- The FBI has gained access to iPhones belonging to a gunman who killed three sailors at a naval base in Pensacola, Florida, in December, revealing ties to al Qaeda.
- Attorney General William Barr and FBI Director Christopher Wray announced the news on Monday, saying that the FBI managed to unlock the devices without Apple’s help.
- The findings come after Barr said Apple failed to provide substantial help in gaining access to the shooter’s phones back in January.
- Barr’s remarks once again raised the complicated issue of whether Apple should be obligated to break privacy protocols by unlocking devices in matters of national security.
- The fear is that if Apple were to create such a tool, it could fall into the wrong hands and become a larger privacy issue.
- Visit Business Insider’s homepage for more stories.
The FBI managed to gain access to iPhones belonging to a gunman who killed three sailors at a Florida naval base in December, revealing new evidence that links the shooter to al Qaeda, Attorney General William Barr and FBI Director Christopher Wray announced at a press conference on Monday.
The announcement comes months after Barr accused Apple of failing to help authorities gain access to the shooter’s phones to assist with the investigation back in January.
Newly discovered evidence found on the phones revealed that the shooter, Mohammed Saeed Alshamrani, had “significant ties” to al Quaeda, they said. The revelation comes after Barr previously said that the attack was an “act of terrorism” in January. Authorities now have more information on Alshamrani’s activities in the years, months, and days leading up to his attack.
“Today I am pleased to announce that thanks to the relentless efforts and ingenuity of FBI technicians, the FBI finally succeeded in unlocking Alshamrani’s phones,” Barr said during Monday’s press conference.
Barr said again on Monday that Apple “would not help” officials gain access to the gunman’s iPhones. Apple had previously refuted such claims, saying that it provided iCloud backups, account information, and other data from Alshamrani’s account to assist with the investigation.
“We asked Apple for assistance. The president asked Apple for assistance,” Barr said. “Unfortunately, Apple would not help us unlock the phones. Apple had deliberately designed them so that only the user – in this case, the terrorist – could gain access to the contents.”
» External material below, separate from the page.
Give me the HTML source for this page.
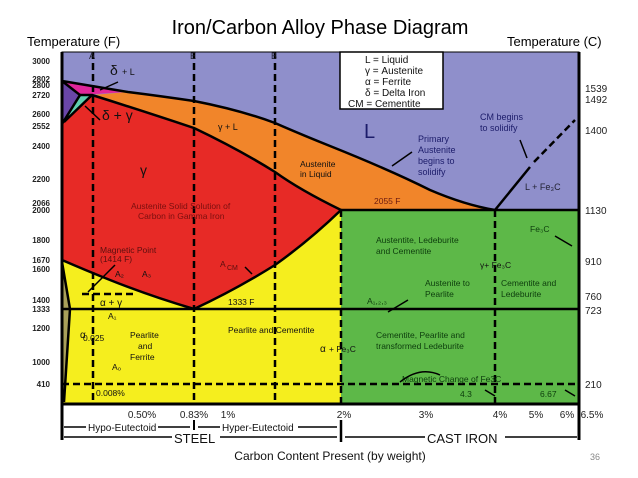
<!DOCTYPE html>
<html><head><meta charset="utf-8"><style>
body{margin:0;background:#fff;}
svg{display:block;font-family:"Liberation Sans",sans-serif;}
</style></head><body>
<svg width="638" height="478" viewBox="0 0 638 478">
<text x="320" y="34" font-size="20" text-anchor="middle">Iron/Carbon Alloy Phase Diagram</text>
<text x="27" y="46" font-size="13">Temperature (F)</text>
<text x="507" y="46" font-size="13">Temperature (C)</text>

<g>
<rect x="62" y="52" width="517" height="352" fill="#8f8fcb"/>
<rect x="341" y="210" width="238" height="194" fill="#5db848"/>
<polygon points="62,260 62,404 341,404 341,210" fill="#f5ee1e"/>
<path d="M92,95 L128,92 Q160,96 194,101 Q240,110 275,123 Q300,134 330,146 Q390,170 430,190 Q465,205 495,210 L341,210 Q300,190 275,172 Q240,150 194,128 Q140,110 92,95Z" fill="#f1852a"/>
<path d="M62,124 L92,95 Q140,110 194,128 Q240,150 275,172 Q300,190 341,210 Q310,240 275,265 Q235,290 194,309 Q150,296 110,280 Q85,270 62,260Z" fill="#e72a26"/>
<polygon points="62,81 128,92 80,95" fill="#e0269a"/>
<polygon points="62,81 80,95 62,124" fill="#6a46a8"/>
<polygon points="80,95 92,95 64,122" fill="#5fcfb0"/>
<polygon points="62,262 70,309 64,402 62,404" fill="#a9a05a"/>
</g>

<g fill="none" stroke="#000" stroke-width="2.5">
<path d="M62,81 L128,92 Q160,96 194,101 Q240,110 275,123 Q300,134 330,146 Q390,170 430,190 Q465,205 495,210"/>
<path d="M80,95 L92,95 Q140,110 194,128 Q240,150 275,172 Q300,190 341,210"/>
<path d="M62,81 L80,95 L62,124 M92,95 L64,122"/>
<path d="M62,260 Q85,270 110,280 Q150,296 194,309 Q235,290 275,265 Q310,240 341,210"/>
<path d="M62,262 L70,309 L64,402"/>
<path d="M62,309 L579,309 M341,210 L579,210"/>
<path d="M495,210 L530,167"/>
<path d="M534,162 L575,120" stroke-dasharray="7,4"/>
<path d="M93,52 V404 M194,52 V404 M275,52 V404 M341,210 V404 M495,210 V404 M82,294 H135 M62,384 H579" stroke-dasharray="7,4"/>
</g>
<rect x="62" y="52" width="517" height="352" fill="none" stroke="#000" stroke-width="1"/>
<line x1="62" y1="52" x2="62" y2="440" stroke="#000" stroke-width="3"/>
<line x1="579" y1="52" x2="579" y2="440" stroke="#000" stroke-width="3"/>
<line x1="62" y1="404" x2="579" y2="404" stroke="#000" stroke-width="3"/>

<g font-size="8" font-weight="bold" fill="#222" text-anchor="end" id="lt"></g>
<g font-size="10" fill="#222" id="rt"></g>
<g font-size="10" fill="#222" text-anchor="middle" id="xt"></g>

<g font-size="9" fill="#223">
<text x="89" y="59">A</text><text x="190" y="59">E</text><text x="271" y="59">B</text>
</g>

<g>
<rect x="340" y="52" width="103" height="57" fill="#fff" stroke="#000" stroke-width="1.5"/>
<g font-size="10" fill="#111">
<text x="365" y="63">L  =  Liquid</text>
<text x="365" y="74">γ  =  Austenite</text>
<text x="365" y="85">α  =  Ferrite</text>
<text x="365" y="96">δ  =  Delta Iron</text>
<text x="348" y="107">CM  =  Cementite</text>
</g></g>

<g fill="#1c1c6a" font-size="9">
<text x="364" y="138" font-size="20">L</text>
<text x="418" y="142">Primary</text><text x="418" y="153">Austenite</text><text x="418" y="164">begins to</text><text x="418" y="175">solidify</text>
<text x="480" y="120">CM begins</text><text x="480" y="131">to solidify</text>
<text x="525" y="190" fill="#223">L + Fe₃C</text>
<text x="110" y="75" font-size="14" fill="#111">δ</text><text x="122" y="75" fill="#111">+ L</text>
<text x="102" y="120" font-size="14" fill="#111">δ + γ</text>
<text x="218" y="130" fill="#111">γ + L</text>
<text x="140" y="175" font-size="14" fill="#111">γ</text>
</g>
<g fill="#111" font-size="8.5">
<text x="300" y="167">Austenite</text><text x="300" y="177">in Liquid</text>
<text x="374" y="204" fill="#6a1a10">2055 F</text>
<text x="131" y="209" fill="#7a0f0f">Austenite Solid Solution of</text>
<text x="138" y="219" fill="#7a0f0f">Carbon in Gamma Iron</text>
<text x="100" y="253" fill="#5a0f0f">Magnetic Point</text><text x="100" y="262" fill="#5a0f0f">(1414 F)</text>
<text x="220" y="267" fill="#5a0f0f">A</text><text x="227" y="270" font-size="7" fill="#5a0f0f">CM</text>
<text x="115" y="277">A₂</text><text x="142" y="277">A₃</text>
<text x="100" y="306" font-size="10">α + γ</text>
<text x="228" y="305">1333 F</text>
<text x="108" y="319">A₁</text>
<text x="80" y="338" font-size="10">α</text>
<text x="83" y="341">0.025</text>
<text x="130" y="338">Pearlite</text><text x="138" y="349">and</text><text x="130" y="360">Ferrite</text>
<text x="112" y="370">A₀</text>
<text x="96" y="396">0.008%</text>
<text x="228" y="333">Pearlite and Cementite</text>
<text x="320" y="352" font-size="10">α</text><text x="329" y="352">+ Fe₃C</text>
<text x="376" y="243" fill="#0d3d0d">Austentite, Ledeburite</text><text x="376" y="254" fill="#0d3d0d">and Cementite</text>
<text x="480" y="268">γ+ Fe₃C</text>
<text x="425" y="286" fill="#0d3d0d">Austenite to</text><text x="425" y="297" fill="#0d3d0d">Pearlite</text>
<text x="501" y="286" fill="#0d3d0d">Cementite and</text><text x="501" y="297" fill="#0d3d0d">Ledeburite</text>
<text x="367" y="304" fill="#0d3d0d">A₁,₂,₃</text>
<text x="530" y="232" fill="#0d3d0d">Fe₃C</text>
<text x="376" y="338" fill="#0d3d0d">Cementite, Pearlite and</text><text x="376" y="349" fill="#0d3d0d">transformed Ledeburite</text>
<text x="402" y="382" fill="#0d3d0d">Magnetic Change of Fe3C</text>
<text x="460" y="397" fill="#0d3d0d">4.3</text><text x="540" y="397" fill="#0d3d0d">6.67</text>
</g>

<g stroke="#000" stroke-width="1.5" fill="none">
<path d="M118,82 L100,90"/><path d="M100,120 L85,106"/><path d="M412,152 L392,166"/><path d="M520,140 L527,158"/>
<path d="M245,267 L252,274"/><path d="M115,265 L88,292"/><path d="M555,236 L572,246"/><path d="M408,300 L388,312"/>
<path d="M485,390 L495,396"/><path d="M565,390 L575,396"/><path d="M440,375 Q420,366 400,382"/>
</g>

<g font-size="10" fill="#111">
<path d="M64,427 H190 M198,427 H337 M64,437 H337 M345,437 H577" stroke="#000" stroke-width="1.5"/>
<line x1="194" y1="420" x2="194" y2="434" stroke="#000" stroke-width="2"/>
<line x1="341" y1="420" x2="341" y2="442" stroke="#000" stroke-width="2.5"/>
<rect x="86" y="421" width="72" height="11" fill="#fff"/><text x="88" y="431">Hypo-Eutectoid</text>
<rect x="220" y="421" width="78" height="11" fill="#fff"/><text x="222" y="431">Hyper-Eutectoid</text>
<rect x="172" y="430" width="48" height="14" fill="#fff"/><text x="174" y="443" font-size="13">STEEL</text>
<rect x="425" y="430" width="80" height="14" fill="#fff"/><text x="427" y="443" font-size="13">CAST IRON</text>
<text x="330" y="460" font-size="12" text-anchor="middle">Carbon Content Present (by weight)</text>
<text x="590" y="460" font-size="9" fill="#888">36</text>
</g>

<script>
const leftTicks=["3000","2802","2800","2720","2600","2552","2400","2200","2066","2000","1800","1670","1600","1400","1333","1200","1000","410"];
const leftTickY=[61,79,85,95,114,126,146,179,203,210,240,260,269,300,309,328,362,384];
const rightTicks=["1539","1492","1400","1130","910","760","723","210"];
const rightTickY=[88,99,130,210,261,296,310,384];
const xTicks=["0.50%","0.83%","1%","2%","3%","4%","5%","6%","6.5%"];
const xTickX=[142,194,228,344,426,500,536,567,592];
const NS="http://www.w3.org/2000/svg";
const lt=document.getElementById('lt'),rt=document.getElementById('rt'),xt=document.getElementById('xt');
leftTicks.forEach((t,i)=>{const e=document.createElementNS(NS,'text');e.setAttribute('x',50);e.setAttribute('y',leftTickY[i]+3);e.textContent=t;


lt.appendChild(e);});
rightTicks.forEach((t,i)=>{const e=document.createElementNS(NS,'text');e.setAttribute('x',585);e.setAttribute('y',rightTickY[i]+4);e.textContent=t;


rt.appendChild(e);});
xTicks.forEach((t,i)=>{const e=document.createElementNS(NS,'text');e.setAttribute('x',xTickX[i]);e.setAttribute('y',418);e.textContent=t;


xt.appendChild(e);});
</script>
</svg>
</body></html>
Apple said in a statement that it responded to the FBI’s first requests for information immediately following the attack on December 6 and has “continued to support law enforcement during their investigation.” The company said it provided the FBI with all the information it had available and has offered ongoing technical and investigative support in the months since.
“The false claims made about our company are an excuse to weaken encryption and other security measures that protect millions of users and our national security,” Apple said in a statement. “It is because we take our responsibility to national security so seriously that we do not believe in the creation of a backdoor – one which will make every device vulnerable to bad actors who threaten our national security and the data security of our customers.”
It’s not the first time the FBI has gained access to a shooter’s phone as part of an investigation without Apple’s help. Apple took a similar position back in 2016 when it clashed with the FBI over whether it should unlock an iPhone linked to a shooting in San Bernardino, California. The FBI ultimately worked with a private company to unlock that device.
The issue boils down to fears that if Apple were to create such a tool for unlocking an iPhone, there’s a possibility it could be used for nefarious purposes if malicious actors were to get a hold of it, as privacy experts have previously told Business Insider.
“I would say the chances of it falling into the wrong hands are 100%,” Mark Nunnikhoven, vice president of cloud research for cybersecurity firm Trend Micro, previously said to Business Insider.
Apple cited a similar concern in its statement.
“There is no such thing as a backdoor just for the good guys, and the American people do not have to choose between weakening encryption and effective investigations,” Apple said in its most recent statement, which is consistent with its response from January.
Creating such a method for unlocking phones could also put user data in the hands of Apple employees since they are presumably the ones that would be developing such a tool, Nunnikhoven also said when discussing the issue with Business Insider in January.
That would seemingly go against Apple’s hands-off approach when it comes to consumer data.
Monday’s press conference once again raised the thorny issue of whether Apple should be obligated to help the FBI gain access to users’ devices when it comes to matters of national security.
“In cases like this where the user is a terrorist, or in other cases where the user is a violent criminal, a human trafficker, a child predator, Apple’s decision has dangerous consequences for the public safety and the national security, and is in my judgement, unacceptable,” Barr said. “Apple’s desire to provide privacy for its customers is understandable, but not at all costs.”